Input records
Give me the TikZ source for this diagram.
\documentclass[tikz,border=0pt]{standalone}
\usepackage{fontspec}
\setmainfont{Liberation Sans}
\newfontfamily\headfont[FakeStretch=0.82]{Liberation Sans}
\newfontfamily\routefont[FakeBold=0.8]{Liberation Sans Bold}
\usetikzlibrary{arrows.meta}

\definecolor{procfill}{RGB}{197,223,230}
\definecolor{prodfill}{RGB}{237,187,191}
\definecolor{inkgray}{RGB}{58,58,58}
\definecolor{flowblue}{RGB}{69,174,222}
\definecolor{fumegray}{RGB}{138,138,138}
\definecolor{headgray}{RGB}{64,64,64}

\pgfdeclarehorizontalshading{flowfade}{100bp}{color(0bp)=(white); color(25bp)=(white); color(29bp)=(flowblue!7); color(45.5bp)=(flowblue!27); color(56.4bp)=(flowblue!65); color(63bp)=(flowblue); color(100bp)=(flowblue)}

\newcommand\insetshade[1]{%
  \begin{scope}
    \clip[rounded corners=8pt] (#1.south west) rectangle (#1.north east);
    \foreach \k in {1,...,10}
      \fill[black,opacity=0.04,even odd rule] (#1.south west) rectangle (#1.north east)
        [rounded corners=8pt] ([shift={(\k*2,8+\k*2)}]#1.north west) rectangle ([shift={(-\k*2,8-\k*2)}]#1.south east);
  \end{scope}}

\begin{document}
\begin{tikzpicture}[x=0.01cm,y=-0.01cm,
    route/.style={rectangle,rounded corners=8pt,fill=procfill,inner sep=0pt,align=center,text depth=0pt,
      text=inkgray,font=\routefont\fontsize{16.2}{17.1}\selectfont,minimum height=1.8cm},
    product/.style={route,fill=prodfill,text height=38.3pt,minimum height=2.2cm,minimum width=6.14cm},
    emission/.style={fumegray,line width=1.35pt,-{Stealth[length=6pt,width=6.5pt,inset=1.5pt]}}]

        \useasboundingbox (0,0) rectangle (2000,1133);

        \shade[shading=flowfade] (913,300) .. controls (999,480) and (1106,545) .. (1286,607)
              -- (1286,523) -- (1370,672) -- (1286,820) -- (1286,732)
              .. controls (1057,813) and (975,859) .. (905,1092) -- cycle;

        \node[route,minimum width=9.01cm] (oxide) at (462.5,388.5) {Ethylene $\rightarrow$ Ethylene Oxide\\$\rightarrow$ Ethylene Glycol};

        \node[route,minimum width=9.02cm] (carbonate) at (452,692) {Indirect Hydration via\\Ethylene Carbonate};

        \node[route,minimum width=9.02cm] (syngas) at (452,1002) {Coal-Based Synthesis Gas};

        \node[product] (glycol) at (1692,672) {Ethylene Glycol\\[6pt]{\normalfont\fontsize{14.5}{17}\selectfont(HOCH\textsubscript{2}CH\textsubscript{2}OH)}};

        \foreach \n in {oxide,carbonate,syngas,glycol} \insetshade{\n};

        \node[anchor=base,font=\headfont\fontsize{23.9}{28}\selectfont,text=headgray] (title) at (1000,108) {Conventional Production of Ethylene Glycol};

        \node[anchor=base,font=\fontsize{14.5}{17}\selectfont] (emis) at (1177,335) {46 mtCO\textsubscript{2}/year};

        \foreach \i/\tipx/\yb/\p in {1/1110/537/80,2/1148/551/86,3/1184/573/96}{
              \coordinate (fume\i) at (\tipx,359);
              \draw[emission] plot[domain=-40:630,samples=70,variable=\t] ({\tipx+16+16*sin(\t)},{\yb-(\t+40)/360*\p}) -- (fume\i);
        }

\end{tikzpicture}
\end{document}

...

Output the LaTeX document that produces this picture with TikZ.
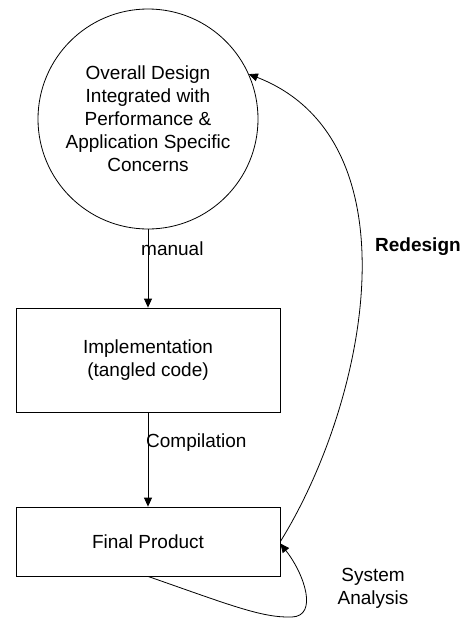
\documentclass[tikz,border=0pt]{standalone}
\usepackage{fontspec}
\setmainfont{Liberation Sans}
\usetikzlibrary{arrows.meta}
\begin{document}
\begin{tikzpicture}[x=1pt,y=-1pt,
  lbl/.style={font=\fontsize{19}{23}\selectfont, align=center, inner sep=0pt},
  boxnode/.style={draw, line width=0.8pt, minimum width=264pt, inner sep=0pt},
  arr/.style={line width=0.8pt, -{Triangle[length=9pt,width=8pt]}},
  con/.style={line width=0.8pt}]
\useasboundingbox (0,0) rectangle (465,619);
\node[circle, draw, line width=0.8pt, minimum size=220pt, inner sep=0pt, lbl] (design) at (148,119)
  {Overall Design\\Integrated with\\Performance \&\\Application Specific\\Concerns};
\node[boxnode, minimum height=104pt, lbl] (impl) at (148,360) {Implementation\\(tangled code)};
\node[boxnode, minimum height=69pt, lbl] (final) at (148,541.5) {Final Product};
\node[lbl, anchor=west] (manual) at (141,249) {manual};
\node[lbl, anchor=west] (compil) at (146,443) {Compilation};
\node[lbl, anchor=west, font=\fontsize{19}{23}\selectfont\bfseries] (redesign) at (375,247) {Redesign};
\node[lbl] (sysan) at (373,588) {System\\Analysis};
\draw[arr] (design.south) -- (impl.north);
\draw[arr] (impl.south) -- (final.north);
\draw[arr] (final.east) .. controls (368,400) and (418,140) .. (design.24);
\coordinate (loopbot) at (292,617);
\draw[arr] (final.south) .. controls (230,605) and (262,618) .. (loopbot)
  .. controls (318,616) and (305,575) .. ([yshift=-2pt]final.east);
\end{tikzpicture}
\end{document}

==

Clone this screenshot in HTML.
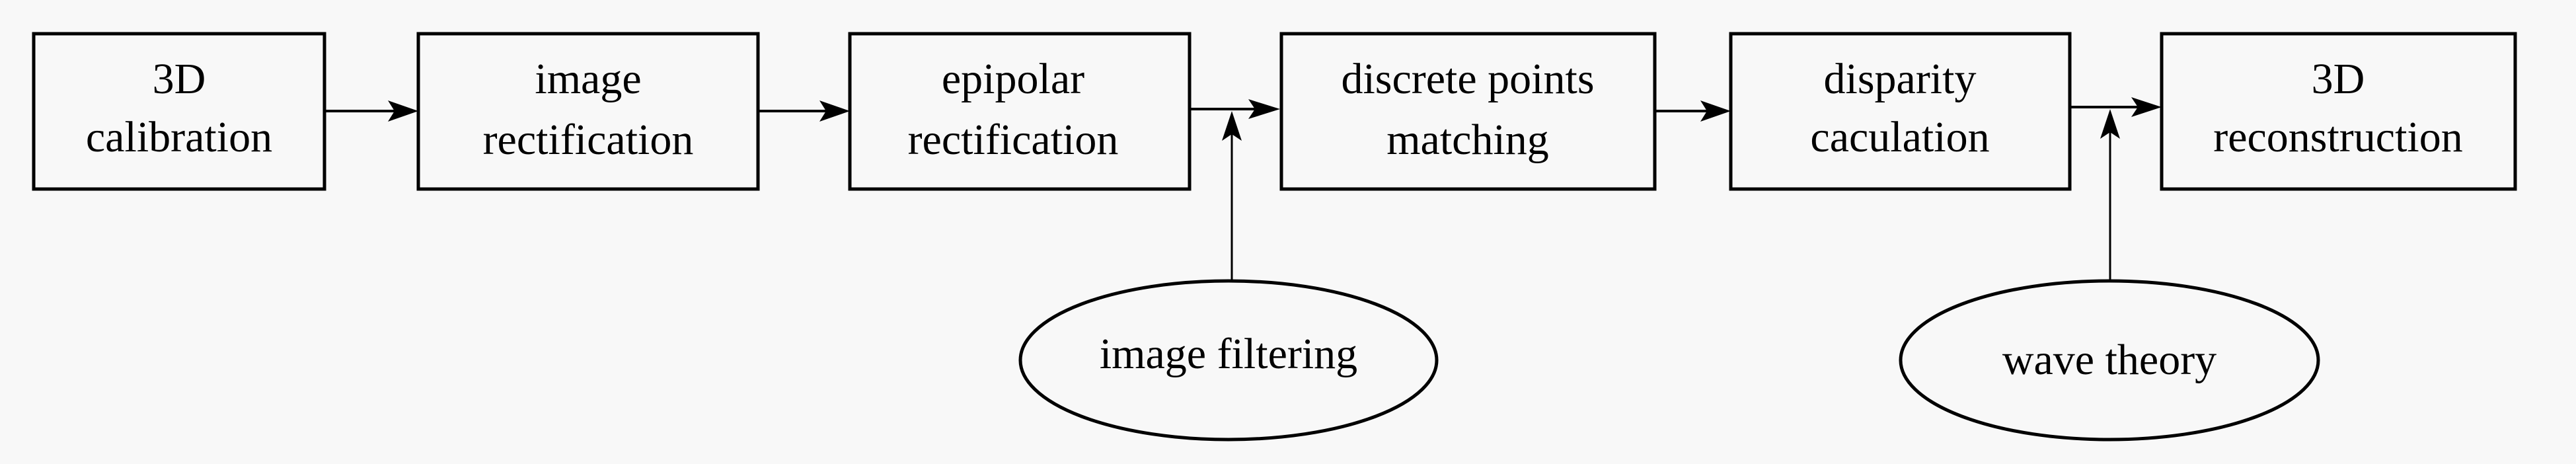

Challenge
Check each line of the records for the word "with" and extract those that contain it.

Output of the task
Output the LaTeX document that produces this picture with TikZ.
  {Overall Design\\Integrated with\\Performance \&\\Application Specific\\Concerns};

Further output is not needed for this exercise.